Tax Increment Finance (TIF) is a public subsidy tool that cities can use to stimulate economic development projects. Here’s how it works. A city estimates the amount of new taxes that a potential new business will pay if it decides to locate in that city. The city then multiplies this new annual tax revenue by a certain number of years (10, 15, and 20 year TIFs are not uncommon) and then does one of two things with the resulting big number: A) Gives/loans the cash back to the company as an “incentive” to make the desired decision; or, B) Spends the money on a public project (such as a street or a traffics signal) that pleases the company so much that the company goes through with making the desired decision.
TIF is used around the country, in various forms and fashions. State laws regarding the use of TIF cover a wide range of the political continuum. When I worked in an Iowa city in the early 1990’s, state laws concerning the use of TIF there were very loose. By comparison, current state law on the use of TIF by cities in Minnesota is very restrictive.
Each year the Minnesota Citizen’s League researches the use of TIF by Minnesota’s cities and publishes a report of its findings. They published their 2003-2004 data in their September 2004 edition of the Minnesota Journal.
Reasonable people will disagree on the prudence of using TIF as a tool to stimulate economic development in a community. Personally, I don’t like it. I never have. But, I’ve also supported its use on occasions where losing an economic development opportunity was worse for my community than using TIF to make it happen.

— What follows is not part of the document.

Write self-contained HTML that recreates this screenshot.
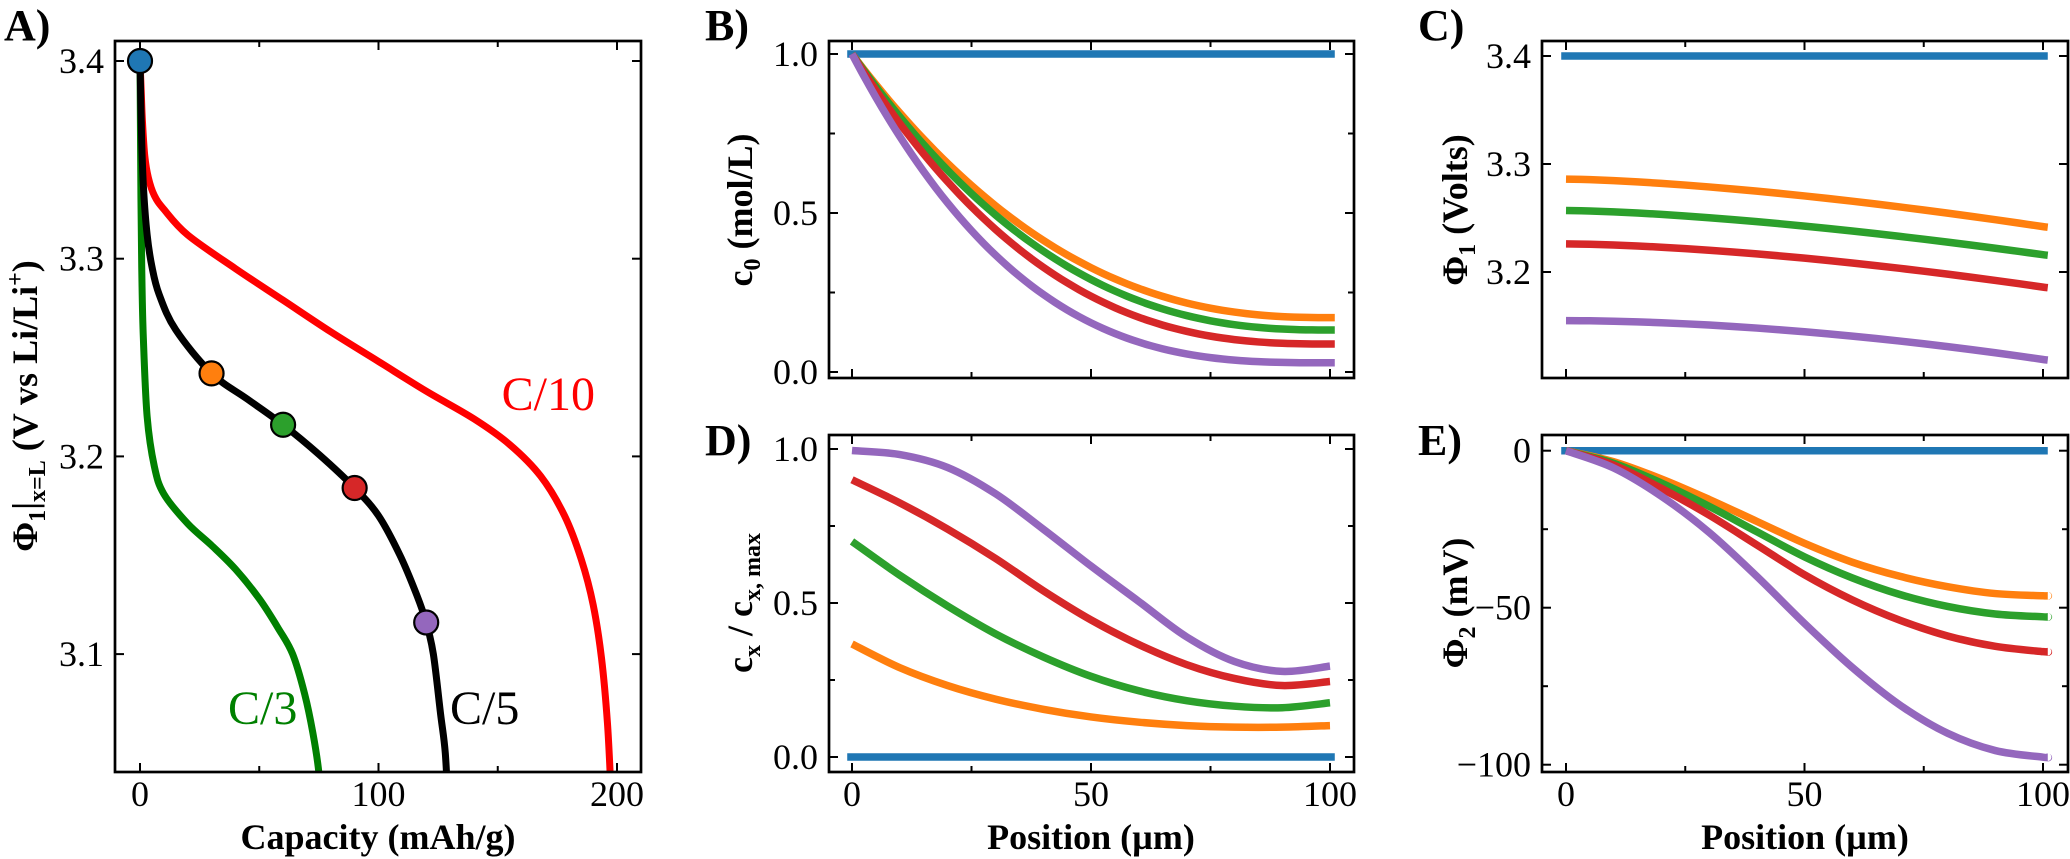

What distinguishes communities in their use of TIF, however, is how frequently they use it and what percentage of their tax base is tied up by TIF. In the Citizen’s League report, I am proud to say that Eden Prairie shows the lowest level of TIF as a percentage of our Net Tax Capacity (NTC) of any community in Hennepin County. This is the measure of how much of a community’s tax base is tied up in TIF. The larger this percentage, the more vulnerable the local tax base is to a single subsidized tax project. Also, a high percentage of the NTC that is tied up in TIF means that a lower percentage of the tax base that is producing tax revenue to support local government services in the community.

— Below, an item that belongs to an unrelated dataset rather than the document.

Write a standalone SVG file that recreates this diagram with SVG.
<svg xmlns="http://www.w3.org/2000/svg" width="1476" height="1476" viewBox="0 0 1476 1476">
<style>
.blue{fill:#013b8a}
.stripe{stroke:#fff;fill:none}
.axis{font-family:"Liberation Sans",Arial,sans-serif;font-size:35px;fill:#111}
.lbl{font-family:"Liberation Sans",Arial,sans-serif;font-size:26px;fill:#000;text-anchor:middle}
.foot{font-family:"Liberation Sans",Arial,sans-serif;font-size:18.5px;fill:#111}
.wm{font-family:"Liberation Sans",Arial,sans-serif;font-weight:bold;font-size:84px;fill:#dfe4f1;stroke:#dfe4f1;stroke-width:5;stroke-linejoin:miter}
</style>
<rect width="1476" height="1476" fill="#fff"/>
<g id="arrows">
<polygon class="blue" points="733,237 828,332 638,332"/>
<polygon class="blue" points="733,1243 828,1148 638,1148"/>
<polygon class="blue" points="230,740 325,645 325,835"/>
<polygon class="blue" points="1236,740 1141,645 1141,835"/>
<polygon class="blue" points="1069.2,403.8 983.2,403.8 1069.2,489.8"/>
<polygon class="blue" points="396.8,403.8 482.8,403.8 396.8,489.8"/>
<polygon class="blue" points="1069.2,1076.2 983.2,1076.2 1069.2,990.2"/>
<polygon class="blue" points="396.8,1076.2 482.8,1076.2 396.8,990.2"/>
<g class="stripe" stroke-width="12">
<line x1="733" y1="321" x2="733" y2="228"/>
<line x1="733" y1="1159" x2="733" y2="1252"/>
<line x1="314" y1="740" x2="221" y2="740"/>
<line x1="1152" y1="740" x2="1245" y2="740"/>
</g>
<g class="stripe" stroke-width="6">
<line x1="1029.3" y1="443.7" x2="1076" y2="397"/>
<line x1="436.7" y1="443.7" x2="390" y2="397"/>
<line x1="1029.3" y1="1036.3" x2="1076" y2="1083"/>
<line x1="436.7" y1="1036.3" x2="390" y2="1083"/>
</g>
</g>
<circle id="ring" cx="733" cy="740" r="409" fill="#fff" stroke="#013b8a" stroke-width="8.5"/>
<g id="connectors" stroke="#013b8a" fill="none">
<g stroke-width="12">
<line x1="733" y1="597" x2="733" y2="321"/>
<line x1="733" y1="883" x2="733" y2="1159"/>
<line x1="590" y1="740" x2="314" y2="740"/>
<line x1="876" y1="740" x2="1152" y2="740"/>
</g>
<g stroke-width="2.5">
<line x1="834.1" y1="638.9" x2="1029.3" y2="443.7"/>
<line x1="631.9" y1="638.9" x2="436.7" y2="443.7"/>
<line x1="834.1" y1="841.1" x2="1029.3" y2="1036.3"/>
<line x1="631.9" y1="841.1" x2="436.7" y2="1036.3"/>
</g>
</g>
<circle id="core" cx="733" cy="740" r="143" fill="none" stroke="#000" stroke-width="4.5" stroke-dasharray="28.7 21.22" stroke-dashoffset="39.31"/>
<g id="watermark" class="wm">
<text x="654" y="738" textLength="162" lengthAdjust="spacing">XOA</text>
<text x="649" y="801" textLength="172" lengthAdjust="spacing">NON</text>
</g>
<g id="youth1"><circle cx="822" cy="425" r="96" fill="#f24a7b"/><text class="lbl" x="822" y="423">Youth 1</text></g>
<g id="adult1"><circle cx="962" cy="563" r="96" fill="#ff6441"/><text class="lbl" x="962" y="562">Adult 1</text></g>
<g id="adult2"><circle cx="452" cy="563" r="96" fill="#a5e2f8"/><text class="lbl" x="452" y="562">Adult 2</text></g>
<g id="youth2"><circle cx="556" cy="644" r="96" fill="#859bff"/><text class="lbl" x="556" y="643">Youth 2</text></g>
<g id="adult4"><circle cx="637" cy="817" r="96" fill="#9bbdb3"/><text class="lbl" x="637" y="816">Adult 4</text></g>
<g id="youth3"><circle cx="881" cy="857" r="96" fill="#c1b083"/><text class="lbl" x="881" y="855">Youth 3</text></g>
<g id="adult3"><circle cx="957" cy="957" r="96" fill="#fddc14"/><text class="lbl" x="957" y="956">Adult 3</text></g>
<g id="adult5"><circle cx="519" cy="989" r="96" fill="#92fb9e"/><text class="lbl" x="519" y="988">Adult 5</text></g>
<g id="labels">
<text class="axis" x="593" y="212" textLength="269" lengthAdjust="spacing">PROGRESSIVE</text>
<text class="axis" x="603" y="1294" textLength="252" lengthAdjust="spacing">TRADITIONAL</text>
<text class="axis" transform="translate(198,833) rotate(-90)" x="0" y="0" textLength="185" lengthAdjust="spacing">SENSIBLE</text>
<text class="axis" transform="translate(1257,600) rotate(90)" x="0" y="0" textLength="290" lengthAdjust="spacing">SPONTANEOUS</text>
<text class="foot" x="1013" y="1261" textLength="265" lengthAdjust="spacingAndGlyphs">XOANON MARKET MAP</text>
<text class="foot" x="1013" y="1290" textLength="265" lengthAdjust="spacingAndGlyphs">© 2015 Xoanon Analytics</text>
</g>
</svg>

Eden Prairie’s percentage in 2004 is 1.9%. Bloomington: 5.9%. Edina: 8.3%. Minneapolis: 15.9%. Chaska and Chanhassen are at 19.&% and 15.3%, respectively. The state leader is the small town of Dundas, right outside Northfield, where 34.2% of their tax base is tied up in TIF. That’s a lot, by any reasonable standard.
How one feels about public subsidy for economic development is often confused with how one feels about “business”. These two subjects are not necessarily related. Just remember that if a TIF “goes bad” and the community has to pick up the tax bill for the economic development project that didn’t pan out, the business community pays the majority of that bill too.